Briefly, the main aim of the reforms is to freeze wages while changing the whole price structure.

It is anticipated that real incomes will fall by 20 percent, industrial output by 5 percent, and the gross national product by 2 to 3 percent. At the same time, prices will go up by 50 percent this month. The price increases will fall sharply to only a 5 percent increase by April. For the whole year, prices will not go up by more than 95 percent.

The reforms will cause widespread bankruptcies, which will lead to an anticipated unemployment of between 400,000 and 900,000 people, in a country where unemployment has been nonexistent for four decades.

State subsidies of all kinds, which last year accounted for 31 percent of public spending, will be reduced by 14 percent and remain only for public transportation, housing, coal production, and food items like bread, milk, and cheese.

The Polish currency, the zloty, has gone through 12 devaluations since Sept. 12, when the Mazowiecki government took over, and has lost more than 80 percent of its value. The official rate is now very close to the unofficial one, and the government intends to keep it that way. It also wants to make the zloty convertible.

The reforms will continue this year with far-reaching privatization of the economy, a new banking system, and the organization of a stock exchange.

The drastic reforms were pushed through parliament in frantic, last-minute action before the new year, despite the fact that many deputies expressed concern for the effects of the reforms on the old, the sick, and the poor.

About 20 percent of the 38 million Poles can expect a lower standard of living during a transition period due to the reforms.

``But we shouldn't be afraid of unemployment,'' underlined Labor Minister Jacek Kuron in a television speech before Christmas. He outlined the support that the unemployed will receive, while stressing that, ``in this country, there is work for everyone.''

The passing of the economic reforms was accompanied by similar groundbreaking votes on changes in the Communist Constitution that dates from right after the end of World War II.

With the help of the Communist deputies, the Polish parliament voted almost unanimously to change the country's name from the People's Republic of Poland to the Republic of Poland. They did away with the leading role of the Communist Party, scrapped the article stating that Poland was a socialist state with a socialist economy, and, finally, voted to restore the crown to the national emblem of a white eagle on a red background, which had been removed by the Communists after the war.

The triumph was complete, and with great emotion the deputies sang the national anthem and the old Christmas carol ``God is Born.''

The singing was symbolic of the pride that Poland feels as it enters the 1990s at the head of the democratic and economic reforms in Eastern Europe. Poles feel that it was they who started it all, and although others think that Poland will soon be surpassed by the political reforms in the other East European countries, they vigorously defend Poland's leading role in the East European reform movement.
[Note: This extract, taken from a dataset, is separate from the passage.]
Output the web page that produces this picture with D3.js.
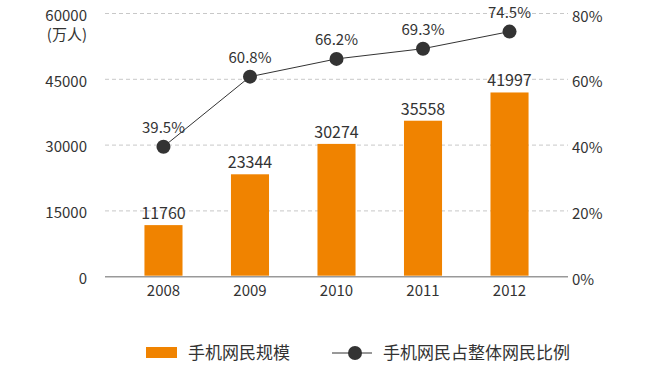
<!DOCTYPE html>
<html><head><meta charset="utf-8">
<script src="https://cdn.jsdelivr.net/npm/d3@7"></script>
<style>
body{margin:0;background:#fff;}
text{font-family:"Noto Sans CJK SC","Noto Sans",sans-serif;fill:#333;}
</style></head>
<body><svg id="c" width="650" height="371"></svg>
<script>
const years = ["2008","2009","2010","2011","2012"];
const users = [11760, 23344, 30274, 35558, 41997];
const ratio = [39.5, 60.8, 66.2, 69.3, 74.5];
const leftTicks = [0, 15000, 30000, 45000, 60000];
const rightTicks = [0, 20, 40, 60, 80];
const legendLabels = ["手机网民规模", "手机网民占整体网民比例"];
const unitLabel = "(万人)";

const svg = d3.select("#c");
const x0 = 105, x1 = 568, yTop = 13.5, yBot = 276.7;
const x = d3.scaleBand().domain(years).range([x0, x1]).paddingInner(0.56).paddingOuter(0.456);
const yL = d3.scaleLinear().domain([0, 60000]).range([yBot, yTop]);
const yR = d3.scaleLinear().domain([0, 80]).range([yBot, yTop]);
const orange = "#F08300";

// grid
svg.append("g").selectAll("line").data(leftTicks.filter(d => d > 0)).join("line")
  .attr("x1", x0).attr("x2", x1).attr("y1", d => yL(d)).attr("y2", d => yL(d))
  .attr("stroke", "#c8c8c8").attr("stroke-dasharray", "4,3").attr("stroke-width", 1);

// axis baseline
svg.append("line").attr("x1", x0).attr("x2", x1).attr("y1", yBot).attr("y2", yBot)
  .attr("stroke", "#999").attr("stroke-width", 1.5);

// left axis
const gl = svg.append("g").attr("transform", `translate(${x0 - 18},0)`)
  .call(d3.axisLeft(yL).tickValues(leftTicks).tickSize(0).tickPadding(0).tickFormat(d3.format("d")));
gl.select(".domain").remove();
gl.selectAll("text").style("font-size", "15px").attr("dy", "0.45em").attr("fill", "#333");
svg.append("text").attr("x", 87).attr("y", 40).attr("text-anchor", "end")
  .style("font-size", "15px").text(unitLabel);

// right axis
const gr = svg.append("g").attr("transform", `translate(${x1 + 4},0)`)
  .call(d3.axisRight(yR).tickValues(rightTicks).tickSize(0).tickPadding(0).tickFormat(d => d + "%"));
gr.select(".domain").remove();
gr.selectAll("text").style("font-size", "15px").attr("dy", "0.5em").attr("fill", "#333");

// x axis labels
const gx = svg.append("g").attr("transform", `translate(0,${yBot})`)
  .call(d3.axisBottom(x).tickSize(0).tickPadding(9));
gx.select(".domain").remove();
gx.selectAll("text").style("font-size", "15px").attr("fill", "#333");

// bars
svg.append("g").selectAll("rect").data(users).join("rect")
  .attr("x", (d, i) => x(years[i])).attr("width", x.bandwidth())
  .attr("y", d => yL(d)).attr("height", d => yBot - 1 - yL(d))
  .attr("fill", orange);
svg.append("g").selectAll("text").data(users).join("text")
  .attr("x", (d, i) => x(years[i]) + x.bandwidth() / 2).attr("y", d => yL(d) - 6)
  .attr("text-anchor", "middle").style("font-size", "16px").text(d => d);

// line
const cx = (d, i) => x(years[i]) + x.bandwidth() / 2;
const line = d3.line().x((d, i) => cx(d, i)).y(d => yR(d));
svg.append("path").datum(ratio).attr("d", line).attr("fill", "none")
  .attr("stroke", "#333").attr("stroke-width", 1);
svg.append("g").selectAll("circle").data(ratio).join("circle")
  .attr("cx", cx).attr("cy", d => yR(d)).attr("r", 7).attr("fill", "#333");
svg.append("g").selectAll("text").data(ratio).join("text")
  .attr("x", cx).attr("y", d => yR(d) - 14)
  .attr("text-anchor", "middle").style("font-size", "15px").text(d => d.toFixed(1) + "%");

// legend
const lg = svg.append("g");
lg.append("rect").attr("x", 146).attr("y", 347).attr("width", 31).attr("height", 11).attr("fill", orange);
lg.append("text").attr("x", 188).attr("y", 359).style("font-size", "17px").text(legendLabels[0]);
lg.append("line").attr("x1", 332).attr("x2", 372).attr("y1", 353).attr("y2", 353).attr("stroke", "#333").attr("stroke-width", 1);
lg.append("circle").attr("cx", 355).attr("cy", 353).attr("r", 7).attr("fill", "#333");
lg.append("text").attr("x", 383).attr("y", 359).style("font-size", "17px").text(legendLabels[1]);
</script></body></html>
But Poland's situation is very difficult. The economy is close to collapse, and the success of the economic reforms depends largely on the extent of Western economic aid, which could amount to almost $4 billion, plus a generous rescheduling of the nation's $39 billion foreign debt.
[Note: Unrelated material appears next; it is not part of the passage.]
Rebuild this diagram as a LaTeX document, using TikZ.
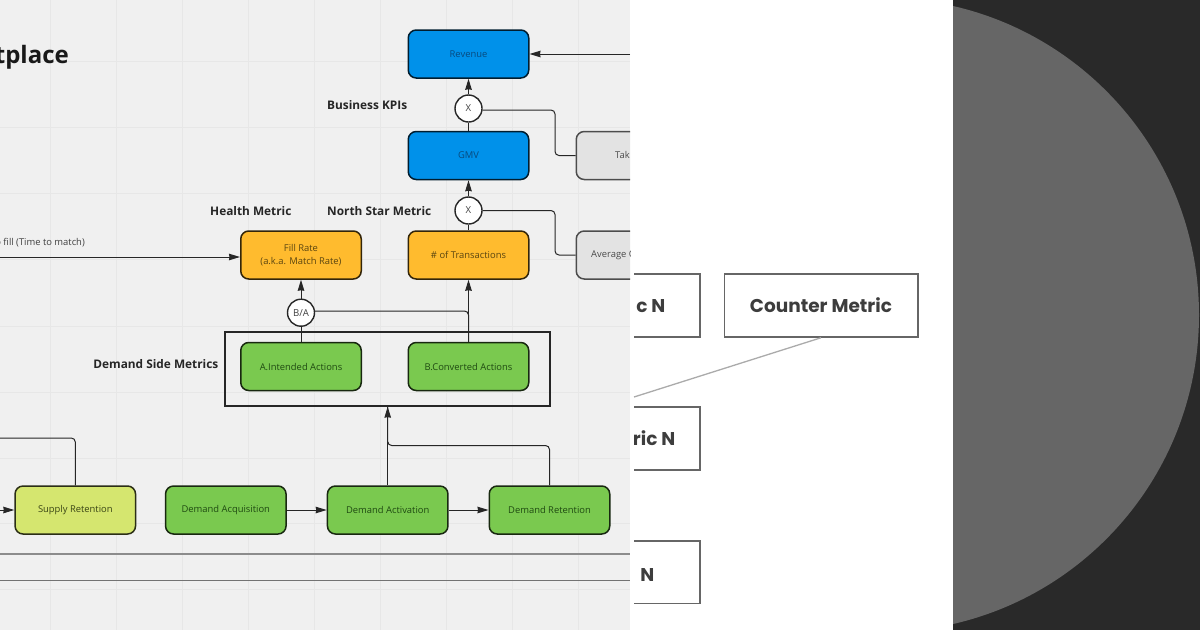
\documentclass[tikz,border=0pt]{standalone}
\usepackage{fontspec}
\setmainfont{Open Sans}
\newfontfamily\montfont{Poppins}
\usetikzlibrary{arrows.meta}
\definecolor{panelbg}{HTML}{F0F0F0}
\definecolor{gridln}{HTML}{E7E7E7}
\definecolor{darkbg}{HTML}{292929}
\definecolor{discbg}{HTML}{666666}
\definecolor{kpiblue}{HTML}{0091EA}
\definecolor{kpitxt}{HTML}{084A7E}
\definecolor{starorange}{HTML}{FFBB2E}
\definecolor{startxt}{HTML}{5A4510}
\definecolor{demgreen}{HTML}{7AC94F}
\definecolor{demtxt}{HTML}{1F4A12}
\definecolor{suplime}{HTML}{D5E66F}
\definecolor{suptxt}{HTML}{3A4515}
\definecolor{inputgrey}{HTML}{E3E3E3}
\definecolor{inputtxt}{HTML}{4A4A4A}
\tikzset{
  box/.style={rectangle,rounded corners=8pt,draw=#1,line width=1.5pt,minimum width=120.5pt,
    minimum height=48pt,inner sep=0pt,align=center,font=\fontsize{9.4}{13.5}\selectfont},
  kpi/.style={box=black!80!kpiblue,fill=kpiblue,text=kpitxt},
  star/.style={box=black!80!starorange,fill=starorange,text=startxt},
  dem/.style={box=black!80!demgreen,fill=demgreen,text=demtxt},
  sup/.style={box=black!80!suplime,fill=suplime,text=suptxt},
  inp/.style={box=black!70,fill=inputgrey},
  op/.style={circle,draw=black!85,line width=1.4pt,fill=white,minimum size=27pt,inner sep=0pt,
    text=black!75,font=\fontsize{9.6}{12}\selectfont},
  head/.style={inner sep=0pt,font=\fontsize{11.85}{15}\selectfont\bfseries,text=black!85},
  note/.style={inner sep=0pt,font=\fontsize{9.4}{12}\selectfont,text=black!75},
  conn/.style={draw=black!85,line width=1pt,rounded corners=4pt},
  metric/.style={inner sep=0pt,font=\montfont\fontsize{18.5}{22}\selectfont\bfseries,text=black!76},
  cutbox/.style={draw=black!60,line width=1.5pt}
}
\begin{document}
\begin{tikzpicture}[>={Stealth[length=11pt,width=6.5pt,inset=0.5pt]},x=1pt,y=-1pt]
	\useasboundingbox (0,0) rectangle (1200,630);
	%the three panels
	\fill[white] (630,0) rectangle (953,630);
	\fill[darkbg] (953,0) rectangle (1200,630);
	\begin{scope}
		\clip (953,0) rectangle (1200,630);
		\fill[discbg] (882,315) circle (317);
	\end{scope}
	%board on the left
	\begin{scope}
	\clip (0,0) rectangle (630,630);
	\fill[panelbg] (0,0) rectangle (630,630);
	\foreach \x in {50,116,182,248,314,380,446,512,578}
		\draw[gridln] (\x,0)--(\x,630);
	\foreach \y in {61,127,193,259,326,392,458,523,589}
		\draw[gridln] (0,\y)--(630,\y);

	\node[inner sep=0pt,font=\fontsize{24}{28}\selectfont\bfseries,text=black!90,anchor=east] (title) at (69,57) {tplace};
	\node[head,anchor=west] (kpilbl) at (327,105.5) {Business KPIs};
	\node[head,anchor=west] (healthlbl) at (210,211.5) {Health Metric};
	\node[head,anchor=west] (starlbl) at (327,211.5) {North Star Metric};
	\node[head,anchor=east] (demlbl) at (218.5,364.2) {Demand Side Metrics};
	\node[note,anchor=east] (filllbl) at (85,242.5) {o fill (Time to match)};

	%the frame round the demand side
	\node[draw=black!85,line width=1.3pt,minimum width=325pt,minimum height=74pt] (frame) at (387.5,369) {};

	\node[kpi] (rev) at (468.5,54) {Revenue};
	\node[kpi] (gmv) at (468.5,155.5) {GMV};
	\node[star] (trans) at (468.5,255) {\# of Transactions};
	\node[star] (fill) at (301,255) {Fill Rate\\(a.k.a. Match Rate)};
	\node[dem] (intended) at (301,366.5) {A.Intended Actions};
	\node[dem] (converted) at (468.5,366.5) {B.Converted Actions};
	\node[sup] (supret) at (75.3,510) {Supply Retention};
	\node[dem] (demacq) at (225.8,510) {Demand Acquisition};
	\node[dem] (demact) at (387.7,510) {Demand Activation};
	\node[dem] (demret) at (549.5,510) {Demand Retention};
	\node[inp] (take) at (636.5,155.5) {};
	\node[inp] (avg) at (636.5,255) {};
	\node[note,anchor=west,text=inputtxt] (taketxt) at (615,155) {Tak};
	\node[note,anchor=west,text=inputtxt] (avgtxt) at (591,255.5) {Average O};

	\node[op] (timesa) at (468.5,108.5) {X};
	\node[op] (timesb) at (468.5,210.5) {X};
	\node[op] (ratio) at (301,312.7) {B/A};

	%free ends at the cut of the board
	\coordinate (revin) at (630,54);
	\coordinate (fillin) at (0,257);
	\coordinate (supin) at (0,510);
	\coordinate (supout) at (0,438);
	\coordinate (lineaw) at (0,554);
	\coordinate (lineae) at (630,554);
	\coordinate (linebw) at (0,580);
	\coordinate (linebe) at (630,580);
	\coordinate (retturn) at (549.5,445.5);

	\draw[conn,->] (revin)--(rev.east);
	\draw[conn,->] (timesa)--(rev);
	\draw[conn] (gmv)--(timesa);
	\draw[conn,->] (timesb)--(gmv);
	\draw[conn] (trans)--(timesb);
	\draw[conn] (take.west)-|(555,110)--(timesa.east |- 0,110);
	\draw[conn] (avg.west)-|(555,210.5)--(timesb.east);
	\draw[conn,->] (fillin)--(fill.west |- fillin);
	\draw[conn,->] (ratio)--(fill);
	\draw[conn] (intended)--(ratio);
	\draw[conn,->] (converted)--(trans);
	\draw[conn] (ratio.east |- 0,311)--(468.5,311)--(converted.north);
	\draw[conn,->] (supin)--(supret.west);
	\draw[conn] (supret.north)|-(supout);
	\draw[conn,->] (demacq)--(demact);
	\draw[conn,->] (demact)--(demret);
	\draw[conn,->] (demact.north)--(demact.north |- frame.south);
	\draw[conn] (demret.north)--(retturn)--(demact.north |- retturn)--(demact.north |- frame.south);
	\draw[draw=black!45,line width=1.3pt] (lineaw)--(lineae);
	\draw[draw=black!55,line width=1pt] (linebw)--(linebe);
	\end{scope}

	%boxes on the white panel
	\node[metric,rectangle,draw=black!60,line width=1.5pt,minimum width=193.5pt,minimum height=63pt] (counter) at (821,305.5) {Counter Metric};
	\coordinate (cuta) at (634,397);
	\draw[draw=black!33,line width=1.3pt] (counter.south)--(cuta);
	\begin{scope}
		\clip (634,250) rectangle (720,630);
		\draw[cutbox] (630,274)--(700,274)--(700,337)--(630,337);
		\draw[cutbox] (630,407)--(700,407)--(700,470)--(630,470);
		\draw[cutbox] (630,541)--(700,541)--(700,603.5)--(630,603.5);
		\node[metric,anchor=east] (ma) at (665.5,306.5) {c N};
		\node[metric,anchor=east] (mb) at (675.5,438.5) {ric N};
		\node[metric,anchor=east] (mc) at (654.5,574.5) {N};
	\end{scope}
\end{tikzpicture}
\end{document}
The political honeymoon continues for the Mazowiecki government, but the question is for how much longer? So far, the Poles have shown great patience, but analysts say the people will need to see concrete and positive results if they are to endure still harsher sacrifices. Failure of the economic shock treatment now under way could mean the collapse of the Mazowiecki government and the present broad political coalition. What will follow, nobody knows. But there is still a little time, and Poland is not over the brink, yet.